REPUBLIKA.CO.ID, JAKARTA -- Menteri Perhubungan Ignasius Jonan mengimbau kepada para pemudik lebih baik terlambat berangkat daripada melawan cuaca buruk dalam musim mudik Lebaran 2016.
Jonan dalam konferensi pers pemantauan Posko Angkutan Lebaran Kemenhub 2016 di Jakarta, Jumat (24/6) mengatakan imbauan tersebut khususnya ditujukan kepada pemudik melalui moda angkutan laut dan udara. "Khususnya laut dan udara, kalau 'delay' ya 'delay' saja, pasti banyak yang protes ke saya, kalau soal cuaca jangan ke saya, tapi ke Yang Buat cuaca," katanya.

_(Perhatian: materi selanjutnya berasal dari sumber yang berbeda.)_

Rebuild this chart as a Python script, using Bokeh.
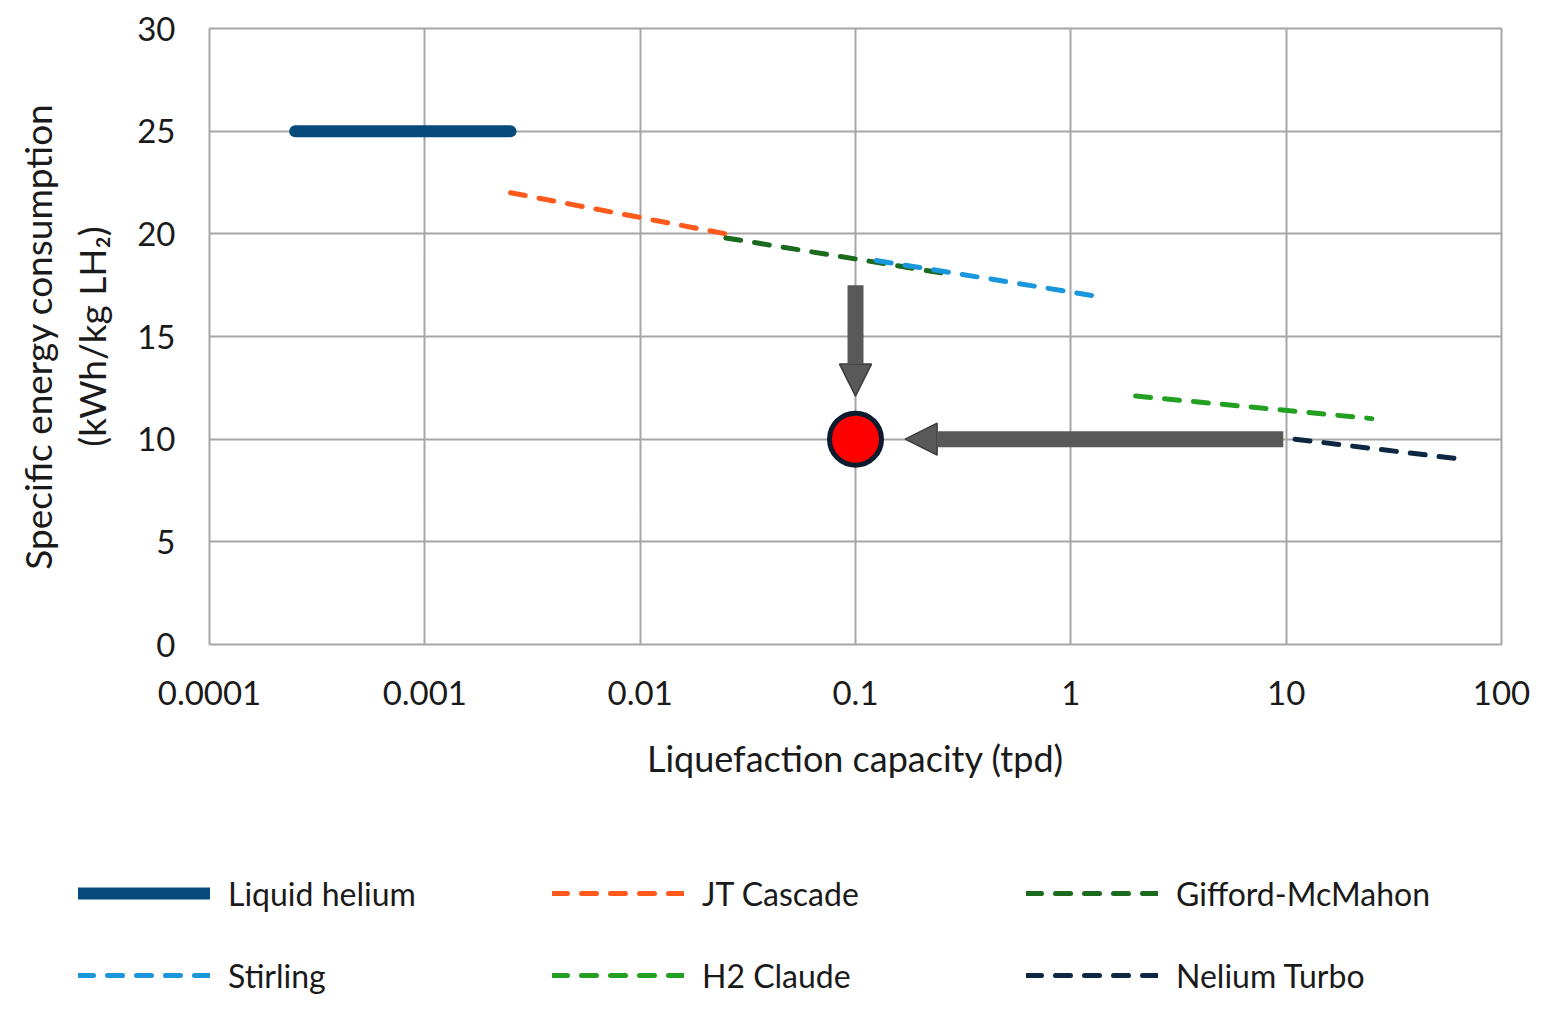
from bokeh.plotting import figure
from bokeh.models import (LinearAxis, FixedTicker, Legend, LegendItem, Arrow,
                          NormalHead, ColumnDataSource, Range1d)
from bokeh.embed import file_html
from bokeh.resources import INLINE

# ---- data ----
names = ["Liquid helium", "JT Cascade", "Gifford-McMahon", "Stirling", "H2 Claude", "Nelium Turbo"]
cap_lo = [0.00025, 0.0025, 0.025, 0.125, 2.0, 11.0]
cap_hi = [0.0025, 0.025, 0.25, 1.25, 25.0, 68.0]
sec_lo = [25.0, 22.0, 19.8, 18.7, 12.1, 10.0]
sec_hi = [25.0, 20.0, 18.1, 17.0, 11.0, 9.0]
colors = ["#064A7C", "#FF5A1C", "#1B6A1E", "#1A96DC", "#23A021", "#0E2742"]
widths = [12, 5, 5, 5, 5, 5]
dashes = ["solid", "15 14", "15 14", "15 14", "15 14", "15 14"]

target_cap = [0.1]
target_sec = [10.0]

arrow_x0 = [0.1, 9.7]
arrow_y0 = [17.5, 10.0]
arrow_x1 = [0.1, 0.17]
arrow_y1 = [12.1, 10.0]

x_ticks = [0.0001, 0.001, 0.01, 0.1, 1, 10, 100]
x_tick_labels = ["0.0001", "0.001", "0.01", "0.1", "1", "10", "100"]
y_ticks = [0, 5, 10, 15, 20, 25, 30]

FONT = "Lato"
TXT = "#1a1a1a"
GRID = "#A6A6A6"

W = 1533
p = figure(width=W, height=800, x_axis_type="log",
           x_range=Range1d(1e-4, 100), y_range=Range1d(0, 30),
           output_backend="svg", toolbar_location=None,
           min_border_left=209, min_border_right=W - 209 - 1292, min_border_top=28,
           min_border_bottom=800 - 28 - 616)
p.background_fill_color = "white"
p.border_fill_color = "white"
p.outline_line_color = GRID
p.outline_line_width = 2

# axes
xa = p.xaxis[0]
xa.ticker = FixedTicker(ticks=x_ticks)
xa.major_label_overrides = {t: l for t, l in zip(x_ticks, x_tick_labels)}
xa.axis_label = "Liquefaction capacity (tpd)"
ya = p.yaxis[0]
ya.ticker = FixedTicker(ticks=y_ticks)
ya.axis_label = "(kWh/kg LH\u2082)"
for ax in (xa, ya):
    ax.axis_line_color = None
    ax.major_tick_line_color = None
    ax.minor_tick_line_color = None
    ax.major_label_text_font = FONT
    ax.major_label_text_font_size = "33px"
    ax.major_label_text_color = TXT
    ax.axis_label_text_font = FONT
    ax.axis_label_text_font_style = "normal"
    ax.axis_label_text_color = TXT
xa.axis_label_text_font_size = "36px"
ya.axis_label_text_font_size = "37px"
xa.major_label_standoff = 30
xa.axis_label_standoff = 28
ya.major_label_standoff = 28
ya.axis_label_standoff = 20

ya2 = LinearAxis(ticker=FixedTicker(ticks=[]), axis_label="Specific energy consumption",
                 axis_line_color=None, major_tick_line_color=None,
                 minor_tick_line_color=None, major_label_text_font_size="0px",
                 axis_label_text_font=FONT, axis_label_text_font_size="37px",
                 axis_label_text_font_style="normal", axis_label_text_color=TXT,
                 axis_label_standoff=7)
p.add_layout(ya2, "left")

p.xgrid.ticker = FixedTicker(ticks=x_ticks)
p.xgrid.grid_line_color = GRID
p.xgrid.grid_line_width = 2
p.ygrid.grid_line_color = GRID
p.ygrid.grid_line_width = 2

# series
for i, nm in enumerate(names):
    src = ColumnDataSource(dict(x=[cap_lo[i], cap_hi[i]], y=[sec_lo[i], sec_hi[i]]))
    p.line("x", "y", source=src, line_color=colors[i], line_width=widths[i],
           line_dash=dashes[i], line_cap="round")

# arrows
asrc = ColumnDataSource(dict(x0=arrow_x0, y0=arrow_y0, x1=arrow_x1, y1=arrow_y1))
head = NormalHead(size=32, fill_color="#595959", line_color="#3d3d3d", line_width=1.5)
p.add_layout(Arrow(x_start="x0", y_start="y0", x_end="x1", y_end="y1", source=asrc,
                   line_color="#595959", line_width=16, end=head))

# target point
p.scatter(target_cap, target_sec, size=52, fill_color="#FF0000",
          line_color="#0D1B2E", line_width=5)

# ---- legend panel (separate root, so its frame is not aligned with the chart) ----
LH = 210
lg = figure(width=W, height=LH, x_range=Range1d(0, 1), y_range=Range1d(0, 1),
            output_backend="svg", toolbar_location=None,
            x_axis_location=None, y_axis_location=None,
            min_border_left=0, min_border_right=0, min_border_top=0, min_border_bottom=0)
lg.grid.visible = False
lg.outline_line_color = None
items = []
nan = float("nan")
for i, nm in enumerate(names):
    r = lg.line([nan, nan], [nan, nan], line_color=colors[i], line_width=widths[i],
                line_dash=dashes[i], line_cap="round")
    items.append(LegendItem(label=nm, renderers=[r]))
legend = Legend(items=items, location=(78, 6), orientation="horizontal", ncols=3,
                glyph_width=132, glyph_height=58, label_height=58, label_width=300,
                label_standoff=18, spacing=24, padding=0, margin=0,
                border_line_color=None, background_fill_alpha=0,
                label_text_font=FONT, label_text_font_size="32px", label_text_color=TXT)
lg.add_layout(legend, "center")

open("out.html", "w").write(file_html([p, lg], INLINE))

Menurut dia, upaya tersebut lebih baik dilakukan untuk menghindari risiko yang lebih besar dan berdampak pada keselamatan di perjalanan. "Kalau dipaksakan, nanti tidak akan pernah sampai, malah akan lebih lama nyarinya, yang penting itu perjalanan selamat. Tidak boleh ada target waktu," katanya.
Pasalnya, Jonan mengatakan kepadatan penumpang di semua moda meningkat, di laut dan udara, peningkatannya hampir dua kali lipat daripada hari biasa atau 1,75 kali dari akhir pekan, sementara itu, untuk moda angkutan jalan empat hingga lima kali lipat daripada hari biasa.

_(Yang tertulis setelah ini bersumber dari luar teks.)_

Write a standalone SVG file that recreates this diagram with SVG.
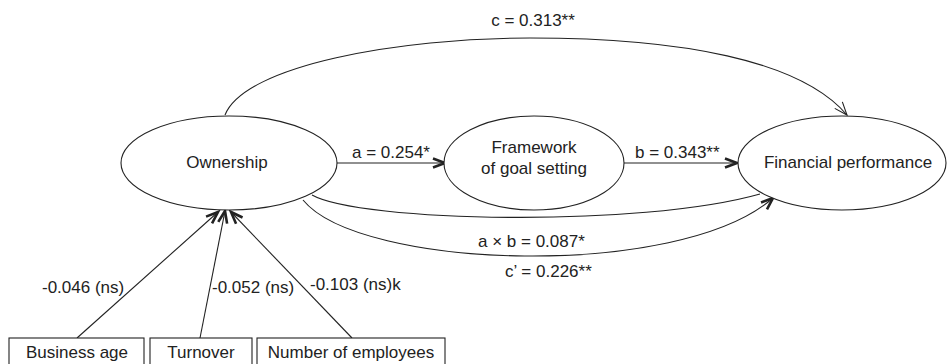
<svg xmlns="http://www.w3.org/2000/svg" width="947" height="364" viewBox="0 0 947 364">
<style>
text{font-family:"Liberation Sans",Arial,sans-serif;font-size:17px;fill:#222}
.n{fill:#fff;stroke:#222;stroke-width:1.1}
.e{fill:none;stroke:#222;stroke-width:1.1}
.m{text-anchor:middle}
</style>
<defs>
<marker id="ab" markerUnits="userSpaceOnUse" markerWidth="16" markerHeight="14" refX="13" refY="6" orient="auto" overflow="visible">
<path d="M1,1.5 L13,6 L1,10.5" fill="none" stroke="#222" stroke-width="2.6" stroke-linejoin="miter"/>
</marker>
<marker id="at" markerUnits="userSpaceOnUse" markerWidth="16" markerHeight="14" refX="13" refY="6" orient="auto" overflow="visible">
<path d="M0,1 L13,6 L0,11" fill="none" stroke="#222" stroke-width="1.1"/>
</marker>
</defs>
<g id="connectors">
<path class="e" d="M225,115 C245,65 400,38 530,38 C680,38 800,60 847,115" marker-end="url(#at)"/>
<line class="e" x1="337" y1="163" x2="445" y2="163" marker-end="url(#ab)"/>
<line class="e" x1="624" y1="163" x2="737" y2="163" marker-end="url(#ab)"/>
<path class="e" d="M312,195 C360,222 640,228 760,194"/>
<path class="e" d="M303,200 C360,270 680,280 773,198" marker-end="url(#ab)"/>
<line class="e" x1="77" y1="338" x2="218" y2="212" marker-end="url(#ab)"/>
<line class="e" x1="200" y1="338" x2="225" y2="211" marker-end="url(#ab)"/>
<line class="e" x1="352" y1="338" x2="231" y2="212" marker-end="url(#ab)"/>
</g>
<g id="labels">
<text class="m" x="533" y="26">c = 0.313**</text>
<text x="352" y="158">a = 0.254*</text>
<text x="635" y="158">b = 0.343**</text>
<text x="478" y="247">a × b = 0.087*</text>
<text x="505" y="277">c’ = 0.226**</text>
<text x="42" y="293">-0.046 (ns)</text>
<text x="212" y="293">-0.052 (ns)</text>
<text x="310" y="290">-0.103 (ns)k</text>
</g>
<g id="ownership">
<ellipse class="n" cx="229" cy="163" rx="108" ry="47"/>
<text class="m" x="227" y="168">Ownership</text>
</g>
<g id="framework">
<ellipse class="n" cx="534" cy="163" rx="90" ry="47"/>
<text class="m" x="534" y="153">Framework</text>
<text class="m" x="534" y="174">of goal setting</text>
</g>
<g id="financial">
<ellipse class="n" cx="842" cy="163" rx="104" ry="47"/>
<text class="m" x="848" y="168">Financial performance</text>
</g>
<g id="business-age">
<rect class="n" x="9" y="338" width="135" height="30"/>
<text class="m" x="77" y="358">Business age</text>
</g>
<g id="turnover">
<rect class="n" x="150" y="338" width="102" height="30"/>
<text class="m" x="201" y="358">Turnover</text>
</g>
<g id="employees">
<rect class="n" x="257" y="338" width="188" height="30"/>
<text class="m" x="351" y="358">Number of employees</text>
</g>
</svg>
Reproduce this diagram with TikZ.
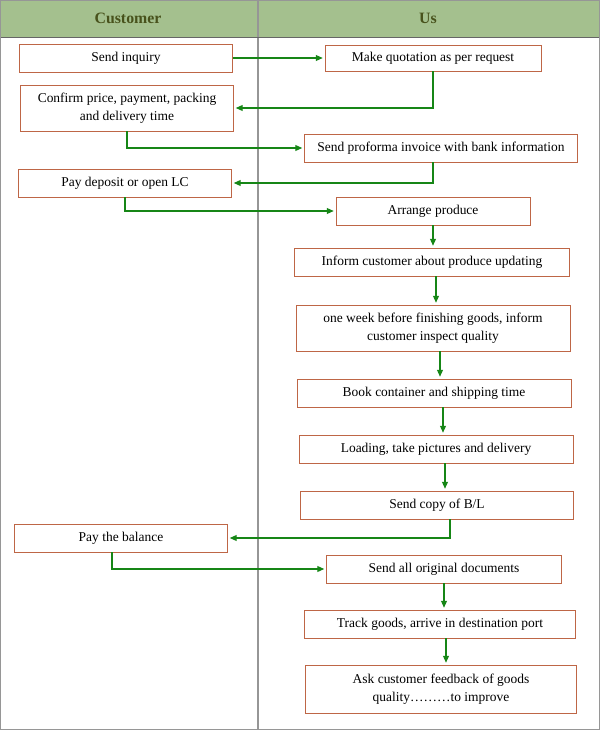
\documentclass[tikz,border=0pt]{standalone}
\usepackage{fontspec}
\setmainfont{Liberation Serif}
\usetikzlibrary{arrows.meta}

\definecolor{hdrgreen}{RGB}{164,192,142}
\definecolor{hdrtext}{RGB}{72,82,28}
\definecolor{boxedge}{RGB}{190,102,70}
\definecolor{flowgreen}{RGB}{22,134,22}
\definecolor{laneline}{RGB}{150,150,150}

\begin{document}
\begin{tikzpicture}[
x=0.03cm, y=-0.03cm,
box/.style={rectangle, draw=boxedge, line width=0.75pt, fill=white,
minimum height=0.84cm, align=center, inner sep=2pt,
font=\fontsize{11.5}{15.5}\selectfont},
head/.style={font=\fontsize{13.5}{15}\selectfont\bfseries, text=hdrtext},
arr/.style={-{Triangle[length=6pt,width=5pt]}, draw=flowgreen, line width=1.2pt,
shorten >=1.5pt},
lane/.style={draw=laneline, line width=1pt}
]
\useasboundingbox (0,0) rectangle (600,730);

% swimlane frame
\fill[hdrgreen] (0,0) rectangle (600,37);
\draw[lane] (258,0) -- (258,730);
\draw[draw=gray!80!black, line width=0.8pt] (0,37) -- (600,37);
\draw[lane, line width=1.5pt] (0.6,0.6) rectangle (599.4,729.4);
\node[head] (cust) at (128,18) {Customer};
\node[head] (us) at (428,18) {Us};

% customer side
\node[box, minimum width=6.39cm] (inquiry) at (126,58) {Send inquiry};
\node[box, minimum width=6.39cm, minimum height=1.38cm] (confirm) at (127,108)
{Confirm price, payment, packing\\and delivery time};
\node[box, minimum width=6.39cm] (deposit) at (125,183) {Pay deposit or open LC};
\node[box, minimum width=6.39cm] (balance) at (121,538) {Pay the balance};

% our side
\node[box, minimum width=6.48cm, minimum height=0.78cm] (quote) at (433,58)
{Make quotation as per request};
\node[box, minimum width=8.19cm] (proforma) at (441,148)
{Send proforma invoice with bank information};
\node[box, minimum width=5.82cm] (arrange) at (433,211) {Arrange produce};
\node[box, minimum width=8.25cm] (inform) at (432,262)
{Inform customer about produce updating};
\node[box, minimum width=8.22cm, minimum height=1.38cm] (oneweek) at (433,328)
{one week before finishing goods, inform\\customer inspect quality};
\node[box, minimum width=8.22cm] (book) at (434,393) {Book container and shipping time};
\node[box, minimum width=8.22cm] (loading) at (436,449) {Loading, take pictures and delivery};
\node[box, minimum width=8.19cm] (blcopy) at (437,505) {Send copy of B/L};
\node[box, minimum width=7.05cm] (originals) at (444,569) {Send all original documents};
\node[box, minimum width=8.13cm] (track) at (440,624)
{Track goods, arrive in destination port};
\node[box, minimum width=8.13cm, minimum height=1.44cm] (feedback) at (441,689)
{Ask customer feedback of goods\\quality\dots\dots\dots to improve};

% flow
\draw[arr] (inquiry) -- (quote);
\draw[arr] (quote.south) |- (confirm.east);
\draw[arr] (confirm.south) |- (proforma.west);
\draw[arr] ([xshift=-0.24cm]proforma.south) |- (deposit.east);
\draw[arr] (deposit.south) |- (arrange.west);
\draw[arr] (arrange.south) -- (arrange.south |- inform.north);
\draw[arr] ([xshift=0.12cm]inform.south) -- ([xshift=0.12cm]inform.south |- oneweek.north);
\draw[arr] ([xshift=0.21cm]oneweek.south) -- ([xshift=0.21cm]oneweek.south |- book.north);
\draw[arr] ([xshift=0.27cm]book.south) -- ([xshift=0.27cm]book.south |- loading.north);
\draw[arr] ([xshift=0.27cm]loading.south) -- ([xshift=0.27cm]loading.south |- blcopy.north);
\draw[arr] ([xshift=0.39cm]blcopy.south) |- (balance.east);
\draw[arr] ([xshift=-0.27cm]balance.south) |- (originals.west);
\draw[arr] (originals.south) -- (originals.south |- track.north);
\draw[arr] ([xshift=0.18cm]track.south) -- ([xshift=0.18cm]track.south |- feedback.north);
\end{tikzpicture}
\end{document}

Berdasarkan data Kementerian Perhubungan, moda transportasi udara diprediksi mengalami kenaikan tertinggi dibandingkan dengan seluruh moda, yakni mencapai 7,62 persen menjadi 4,6 juta penumpang pada Lebaran tahun ini dari 4,3 juta penumpang dibandingkan dengan Lebaran tahun lalu. Untuk moda laut, juga diprediksi mengalami kenaikan 2,9 persen menjadi 910.191 penumpang pada Lebaran tahun ini dari 883.681 penumpang dibandingkan dengan Lebaran tahun lalu.
Namun, untuk moda darat, Jonan mengimbau kepada para pemangku kepentingan terkait, seperti Kementerian Pekerjaan Umum dan Perumahan Rakyat, kepolisian, operator dan regulator untuk bersiaga, seperti menyiapkan alat berat (traktor, ekskavator) untuk mengantisipasi daerah rawan longsor, seperti di Nagrek dan bagian selatan lainnya.

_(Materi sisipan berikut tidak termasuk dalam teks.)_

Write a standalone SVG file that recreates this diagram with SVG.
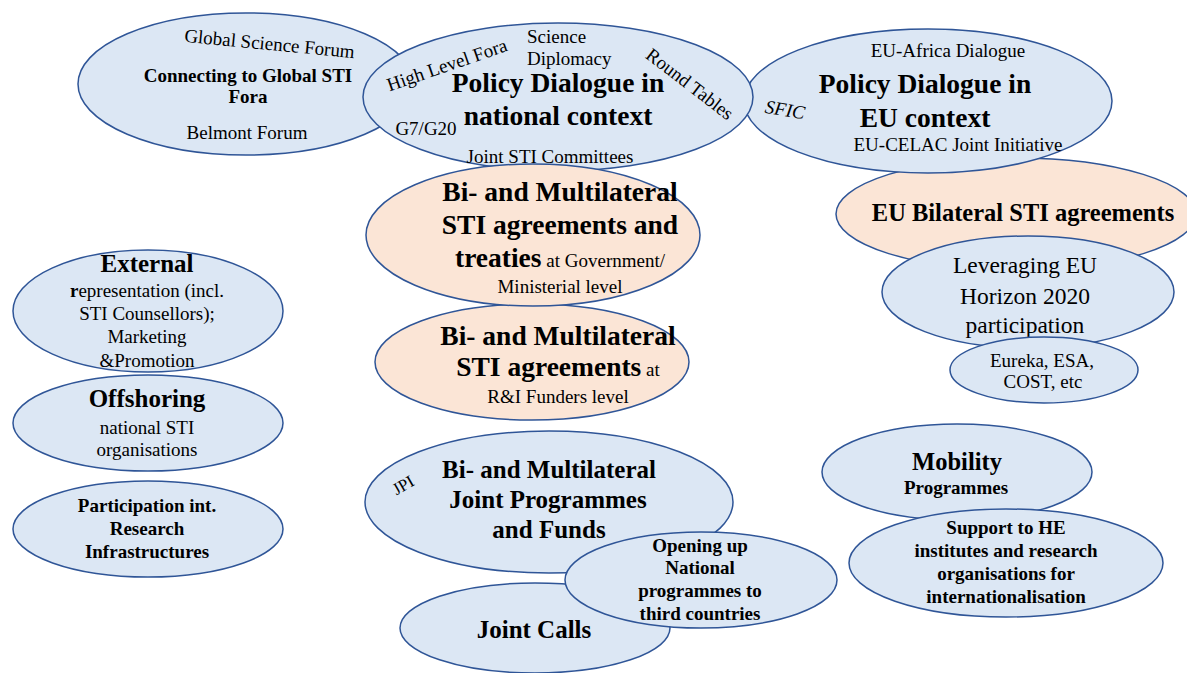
<svg xmlns="http://www.w3.org/2000/svg" width="1187" height="673" viewBox="0 0 1187 673">
  <style>
    .blue { fill: #DCE7F4; stroke: #2F5597; stroke-width: 1.5; }
    .orange { fill: #FBE5D6; stroke: #2F5597; stroke-width: 1.5; }
    text { font-family: "Liberation Serif", "Times New Roman", serif; fill: #000; text-anchor: middle; }
    .t19 { font-size: 19px; }
    .b19 { font-size: 19px; font-weight: bold; }
    .b25 { font-size: 25px; font-weight: bold; }
    .b27 { font-size: 27.5px; font-weight: bold; }
    .n { font-weight: normal; font-size: 19px; }
  </style>
  <rect width="1187" height="673" fill="#fff"/>

  <!-- EU bilateral agreements (sits beneath the EU context bubble) -->
  <g id="eu-bilateral">
    <ellipse class="orange" cx="1016" cy="214" rx="180" ry="56"/>
    <text class="b25" x="1023" y="221" style="font-size:24.5px">EU Bilateral STI agreements</text>
  </g>

  <!-- Policy dialogue, EU context -->
  <g id="policy-eu">
    <ellipse class="blue" cx="928" cy="101" rx="184" ry="72"/>
    <text class="t19" x="948" y="57">EU-Africa Dialogue</text>
    <text class="b27" x="925" y="93">Policy Dialogue in</text>
    <text class="b27" x="925" y="127">EU context</text>
    <text class="t19" x="958" y="151">EU-CELAC Joint Initiative</text>
    <text class="t19" x="784" y="116" font-style="italic" transform="rotate(9 784 116)">SFIC</text>
  </g>

  <!-- Global STI fora -->
  <g id="global-fora">
    <ellipse class="blue" cx="246" cy="84" rx="168" ry="71"/>
    <text class="t19" x="269" y="50" transform="rotate(5.5 269 50)">Global Science Forum</text>
    <text class="b19" x="248" y="82">Connecting to Global STI</text>
    <text class="b19" x="248" y="103">Fora</text>
    <text class="t19" x="247" y="139">Belmont Forum</text>
  </g>

  <!-- Policy dialogue, national context -->
  <g id="policy-national">
    <ellipse class="blue" cx="558" cy="97" rx="195" ry="74"/>
    <text class="t19" x="449" y="71" transform="rotate(-19 449 71)">High Level Fora</text>
    <text class="t19" x="527" y="43" style="text-anchor:start">Science</text>
    <text class="t19" x="527" y="65" style="text-anchor:start">Diplomacy</text>
    <text class="t19" x="686" y="89" transform="rotate(37.5 686 89)">Round Tables</text>
    <text class="b27" x="558" y="92">Policy Dialogue in</text>
    <text class="b27" x="558" y="125">national context</text>
    <text class="t19" x="426" y="135">G7/G20</text>
    <text class="t19" x="550" y="163">Joint STI Committees</text>
  </g>

  <!-- Agreements at funders level -->
  <g id="agreements-funders">
    <ellipse class="orange" cx="532" cy="362" rx="157" ry="58"/>
    <text class="b27" x="558" y="345">Bi- and Multilateral</text>
    <text class="b27" x="558" y="376">STI agreements<tspan class="n"> at</tspan></text>
    <text class="t19" x="558" y="403">R&amp;I Funders level</text>
  </g>

  <!-- Agreements and treaties at government level -->
  <g id="agreements-government">
    <ellipse class="orange" cx="533" cy="235" rx="167" ry="71"/>
    <text class="b27" x="560" y="201">Bi- and Multilateral</text>
    <text class="b27" x="560" y="234">STI agreements and</text>
    <text class="b27" x="560" y="267">treaties<tspan class="n"> at Government/</tspan></text>
    <text class="t19" x="560" y="293">Ministerial level</text>
  </g>

  <!-- Horizon 2020 -->
  <g id="horizon">
    <ellipse class="blue" cx="1028" cy="292" rx="146" ry="56"/>
    <text x="1025" y="273" style="font-size:23.5px">Leveraging EU</text>
    <text x="1025" y="304" style="font-size:23.5px">Horizon 2020</text>
    <text x="1025" y="333" style="font-size:23.5px">participation</text>
  </g>

  <!-- Eureka / ESA / COST -->
  <g id="eureka">
    <ellipse class="blue" cx="1044" cy="370" rx="94" ry="33"/>
    <text class="t19" x="1042" y="367">Eureka, ESA,</text>
    <text class="t19" x="1043" y="388">COST, etc</text>
  </g>

  <!-- External representation -->
  <g id="external">
    <ellipse class="blue" cx="148" cy="311" rx="135" ry="61"/>
    <text class="b25" x="147" y="272">External</text>
    <text class="t19" x="147" y="297"><tspan font-weight="bold">r</tspan>epresentation (incl.</text>
    <text class="t19" x="147" y="320">STI Counsellors);</text>
    <text class="t19" x="147" y="343">Marketing</text>
    <text class="t19" x="147" y="367">&amp;Promotion</text>
  </g>

  <!-- Offshoring -->
  <g id="offshoring">
    <ellipse class="blue" cx="148" cy="423" rx="135" ry="48"/>
    <text class="b25" x="147" y="407">Offshoring</text>
    <text class="t19" x="147" y="434">national STI</text>
    <text class="t19" x="147" y="456">organisations</text>
  </g>

  <!-- Research infrastructures -->
  <g id="infrastructures">
    <ellipse class="blue" cx="148" cy="529" rx="135" ry="48"/>
    <text class="b19" x="147" y="512">Participation int.</text>
    <text class="b19" x="147" y="535">Research</text>
    <text class="b19" x="147" y="558">Infrastructures</text>
  </g>

  <!-- Joint programmes and funds -->
  <g id="joint-programmes">
    <ellipse class="blue" cx="549" cy="502" rx="184" ry="71"/>
    <text x="406" y="490" style="font-size:17px" transform="rotate(-30 406 490)">JPI</text>
    <text class="b25" x="549" y="478">Bi- and Multilateral</text>
    <text class="b25" x="548" y="508">Joint Programmes</text>
    <text class="b25" x="549" y="538">and Funds</text>
  </g>

  <!-- Joint calls -->
  <g id="joint-calls">
    <ellipse class="blue" cx="535" cy="628" rx="135" ry="45"/>
    <text class="b25" x="534" y="638">Joint Calls</text>
  </g>

  <!-- Opening national programmes -->
  <g id="opening-up">
    <ellipse class="blue" cx="701" cy="580" rx="136" ry="48"/>
    <text class="b19" x="700" y="552">Opening up</text>
    <text class="b19" x="700" y="574">National</text>
    <text class="b19" x="700" y="597">programmes to</text>
    <text class="b19" x="700" y="620">third countries</text>
  </g>

  <!-- Mobility -->
  <g id="mobility">
    <ellipse class="blue" cx="957" cy="472" rx="135" ry="48"/>
    <text class="b25" x="957" y="470" style="font-size:24.5px">Mobility</text>
    <text class="b19" x="956" y="494">Programmes</text>
  </g>

  <!-- Support to HE institutes -->
  <g id="he-support">
    <ellipse class="blue" cx="1006" cy="563" rx="157" ry="54"/>
    <text class="b19" x="1006" y="534">Support to HE</text>
    <text class="b19" x="1006" y="557">institutes and research</text>
    <text class="b19" x="1006" y="580">organisations for</text>
    <text class="b19" x="1006" y="603">internationalisation</text>
  </g>
</svg>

Pasalnya, Badan Meteorologi, Klimatologi dan Geofisika (BMKG) memperkirakan sepanjang Ramadhan dan Lebaran akan diselimuti cuaca kemarau basah. Kepala BMKG Andi Eka Sakya menjelaskan hal itu disebabkan munculnya La Nina sepanjang Juli, Agustus, dan September 2016.
"Munculnya La Nina ini karena fenomena Dipole Mode Negatif atau kondisi suhu muka laut di bagian barat Sumatra lebih hangat dari suhu muka laut di Pantai Timur Afrika, sehingga menambah pasokan uap air yang menimbulkan bertambahnya curah hujan untuk wilayah Indonesia bagian barat," katanya.
Daerah-daerah yang terdampak, dia menyebutkan, di antaranya Sumatera Utara bagian barat, Sumatra Barat bagian barat, Sumatra Selatan, Lampung, Jawa bagian barat, Kalimantan Utara, Kalimantan Timur, Kalimantan Tengah, Kalimantan Barat, Kalimantan Selatan, Sulawesi Utara, Sulawesi Tengah, Sulawesi Tenggara, dan Papua.